━━ RECORDS FOR THE EXERCISE ━━

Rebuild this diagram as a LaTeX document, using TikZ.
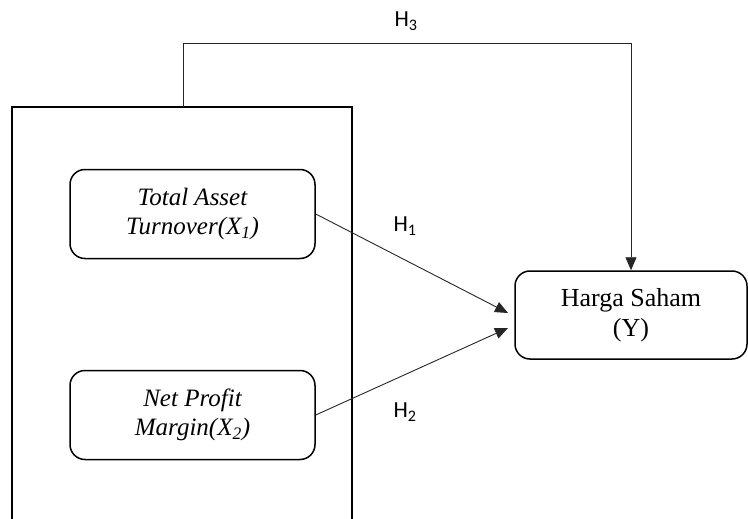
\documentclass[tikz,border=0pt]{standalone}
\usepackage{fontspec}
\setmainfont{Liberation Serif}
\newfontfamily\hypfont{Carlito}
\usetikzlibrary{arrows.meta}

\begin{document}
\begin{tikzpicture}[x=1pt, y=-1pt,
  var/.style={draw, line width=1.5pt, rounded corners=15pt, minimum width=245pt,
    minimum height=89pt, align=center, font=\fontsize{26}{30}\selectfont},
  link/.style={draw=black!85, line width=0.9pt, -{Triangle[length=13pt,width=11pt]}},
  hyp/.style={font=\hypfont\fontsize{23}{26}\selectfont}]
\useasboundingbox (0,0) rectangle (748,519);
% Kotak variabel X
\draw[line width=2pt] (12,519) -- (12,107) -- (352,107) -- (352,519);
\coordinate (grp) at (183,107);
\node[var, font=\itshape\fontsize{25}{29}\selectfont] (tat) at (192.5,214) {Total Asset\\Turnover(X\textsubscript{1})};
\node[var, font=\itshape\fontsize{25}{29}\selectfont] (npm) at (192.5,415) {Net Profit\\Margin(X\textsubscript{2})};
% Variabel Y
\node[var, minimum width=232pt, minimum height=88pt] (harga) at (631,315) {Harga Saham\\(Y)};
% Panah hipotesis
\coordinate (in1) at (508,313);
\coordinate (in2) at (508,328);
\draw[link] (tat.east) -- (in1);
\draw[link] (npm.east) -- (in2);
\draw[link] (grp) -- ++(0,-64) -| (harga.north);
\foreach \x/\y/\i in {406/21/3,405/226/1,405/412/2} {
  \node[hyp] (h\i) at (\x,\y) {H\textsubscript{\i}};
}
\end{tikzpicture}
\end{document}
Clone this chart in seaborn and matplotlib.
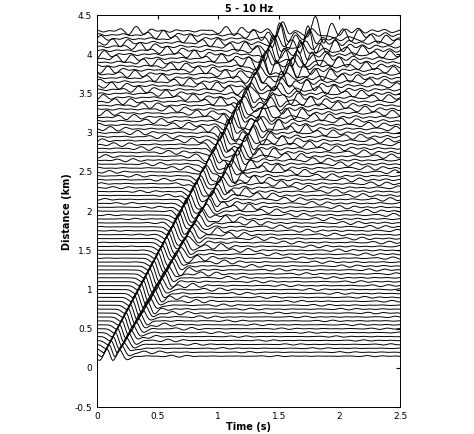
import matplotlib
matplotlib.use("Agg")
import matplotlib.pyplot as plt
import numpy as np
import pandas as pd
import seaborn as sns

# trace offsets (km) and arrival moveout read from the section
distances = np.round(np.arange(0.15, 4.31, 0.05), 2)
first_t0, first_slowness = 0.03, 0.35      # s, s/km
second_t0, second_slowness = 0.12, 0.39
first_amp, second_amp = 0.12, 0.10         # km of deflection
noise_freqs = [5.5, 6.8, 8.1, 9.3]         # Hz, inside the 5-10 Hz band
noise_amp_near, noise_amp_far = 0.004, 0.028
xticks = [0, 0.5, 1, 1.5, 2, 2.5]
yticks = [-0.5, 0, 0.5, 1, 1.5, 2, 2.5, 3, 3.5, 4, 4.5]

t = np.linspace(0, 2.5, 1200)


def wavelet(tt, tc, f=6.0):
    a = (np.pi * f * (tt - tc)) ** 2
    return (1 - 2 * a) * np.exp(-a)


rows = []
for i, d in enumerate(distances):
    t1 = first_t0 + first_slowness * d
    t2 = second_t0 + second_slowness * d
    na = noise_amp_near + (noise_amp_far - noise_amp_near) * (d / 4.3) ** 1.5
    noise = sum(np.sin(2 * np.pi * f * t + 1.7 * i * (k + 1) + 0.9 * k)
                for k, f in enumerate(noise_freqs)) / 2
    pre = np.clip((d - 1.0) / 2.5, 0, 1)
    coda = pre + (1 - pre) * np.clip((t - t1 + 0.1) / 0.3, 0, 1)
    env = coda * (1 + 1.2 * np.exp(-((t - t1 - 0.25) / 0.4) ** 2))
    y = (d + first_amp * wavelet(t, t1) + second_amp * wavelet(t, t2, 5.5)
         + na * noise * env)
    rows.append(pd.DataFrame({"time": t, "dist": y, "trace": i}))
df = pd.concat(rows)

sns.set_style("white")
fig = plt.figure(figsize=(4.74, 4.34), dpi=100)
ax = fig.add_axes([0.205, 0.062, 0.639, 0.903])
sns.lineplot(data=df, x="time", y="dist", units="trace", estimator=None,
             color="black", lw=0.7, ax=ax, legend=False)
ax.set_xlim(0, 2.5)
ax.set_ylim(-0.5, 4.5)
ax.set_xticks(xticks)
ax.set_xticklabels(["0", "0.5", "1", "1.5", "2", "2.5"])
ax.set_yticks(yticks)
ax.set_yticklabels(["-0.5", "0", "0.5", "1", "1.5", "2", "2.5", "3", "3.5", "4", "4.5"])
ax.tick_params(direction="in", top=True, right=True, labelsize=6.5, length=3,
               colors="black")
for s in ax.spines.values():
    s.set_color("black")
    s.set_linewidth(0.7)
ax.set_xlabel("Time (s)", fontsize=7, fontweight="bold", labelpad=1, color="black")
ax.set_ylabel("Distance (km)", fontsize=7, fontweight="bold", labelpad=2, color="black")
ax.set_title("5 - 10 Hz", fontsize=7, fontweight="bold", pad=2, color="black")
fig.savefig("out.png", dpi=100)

━━━

**THE EXERCISE**
Quote every record above exactly, leaving out any pictures.

**THE REPLY**
Rebuild this diagram as a LaTeX document, using TikZ.
\documentclass[tikz,border=0pt]{standalone}
\usepackage{fontspec}
\setmainfont{Liberation Serif}
\newfontfamily\hypfont{Carlito}
\usetikzlibrary{arrows.meta}

\begin{document}
\begin{tikzpicture}[x=1pt, y=-1pt,
  var/.style={draw, line width=1.5pt, rounded corners=15pt, minimum width=245pt,
    minimum height=89pt, align=center, font=\fontsize{26}{30}\selectfont},
  link/.style={draw=black!85, line width=0.9pt, -{Triangle[length=13pt,width=11pt]}},
  hyp/.style={font=\hypfont\fontsize{23}{26}\selectfont}]
\useasboundingbox (0,0) rectangle (748,519);
% Kotak variabel X
\draw[line width=2pt] (12,519) -- (12,107) -- (352,107) -- (352,519);
\coordinate (grp) at (183,107);
\node[var, font=\itshape\fontsize{25}{29}\selectfont] (tat) at (192.5,214) {Total Asset\\Turnover(X\textsubscript{1})};
\node[var, font=\itshape\fontsize{25}{29}\selectfont] (npm) at (192.5,415) {Net Profit\\Margin(X\textsubscript{2})};
% Variabel Y
\node[var, minimum width=232pt, minimum height=88pt] (harga) at (631,315) {Harga Saham\\(Y)};
% Panah hipotesis
\coordinate (in1) at (508,313);
\coordinate (in2) at (508,328);
\draw[link] (tat.east) -- (in1);
\draw[link] (npm.east) -- (in2);
\draw[link] (grp) -- ++(0,-64) -| (harga.north);
\foreach \x/\y/\i in {406/21/3,405/226/1,405/412/2} {
  \node[hyp] (h\i) at (\x,\y) {H\textsubscript{\i}};
}
\end{tikzpicture}
\end{document}
Clone this chart in seaborn and matplotlib.
import matplotlib
matplotlib.use("Agg")
import matplotlib.pyplot as plt
import numpy as np
import pandas as pd
import seaborn as sns

# trace offsets (km) and arrival moveout read from the section
distances = np.round(np.arange(0.15, 4.31, 0.05), 2)
first_t0, first_slowness = 0.03, 0.35      # s, s/km
second_t0, second_slowness = 0.12, 0.39
first_amp, second_amp = 0.12, 0.10         # km of deflection
noise_freqs = [5.5, 6.8, 8.1, 9.3]         # Hz, inside the 5-10 Hz band
noise_amp_near, noise_amp_far = 0.004, 0.028
xticks = [0, 0.5, 1, 1.5, 2, 2.5]
yticks = [-0.5, 0, 0.5, 1, 1.5, 2, 2.5, 3, 3.5, 4, 4.5]

t = np.linspace(0, 2.5, 1200)


def wavelet(tt, tc, f=6.0):
    a = (np.pi * f * (tt - tc)) ** 2
    return (1 - 2 * a) * np.exp(-a)


rows = []
for i, d in enumerate(distances):
    t1 = first_t0 + first_slowness * d
    t2 = second_t0 + second_slowness * d
    na = noise_amp_near + (noise_amp_far - noise_amp_near) * (d / 4.3) ** 1.5
    noise = sum(np.sin(2 * np.pi * f * t + 1.7 * i * (k + 1) + 0.9 * k)
                for k, f in enumerate(noise_freqs)) / 2
    pre = np.clip((d - 1.0) / 2.5, 0, 1)
    coda = pre + (1 - pre) * np.clip((t - t1 + 0.1) / 0.3, 0, 1)
    env = coda * (1 + 1.2 * np.exp(-((t - t1 - 0.25) / 0.4) ** 2))
    y = (d + first_amp * wavelet(t, t1) + second_amp * wavelet(t, t2, 5.5)
         + na * noise * env)
    rows.append(pd.DataFrame({"time": t, "dist": y, "trace": i}))
df = pd.concat(rows)

sns.set_style("white")
fig = plt.figure(figsize=(4.74, 4.34), dpi=100)
ax = fig.add_axes([0.205, 0.062, 0.639, 0.903])
sns.lineplot(data=df, x="time", y="dist", units="trace", estimator=None,
             color="black", lw=0.7, ax=ax, legend=False)
ax.set_xlim(0, 2.5)
ax.set_ylim(-0.5, 4.5)
ax.set_xticks(xticks)
ax.set_xticklabels(["0", "0.5", "1", "1.5", "2", "2.5"])
ax.set_yticks(yticks)
ax.set_yticklabels(["-0.5", "0", "0.5", "1", "1.5", "2", "2.5", "3", "3.5", "4", "4.5"])
ax.tick_params(direction="in", top=True, right=True, labelsize=6.5, length=3,
               colors="black")
for s in ax.spines.values():
    s.set_color("black")
    s.set_linewidth(0.7)
ax.set_xlabel("Time (s)", fontsize=7, fontweight="bold", labelpad=1, color="black")
ax.set_ylabel("Distance (km)", fontsize=7, fontweight="bold", labelpad=2, color="black")
ax.set_title("5 - 10 Hz", fontsize=7, fontweight="bold", pad=2, color="black")
fig.savefig("out.png", dpi=100)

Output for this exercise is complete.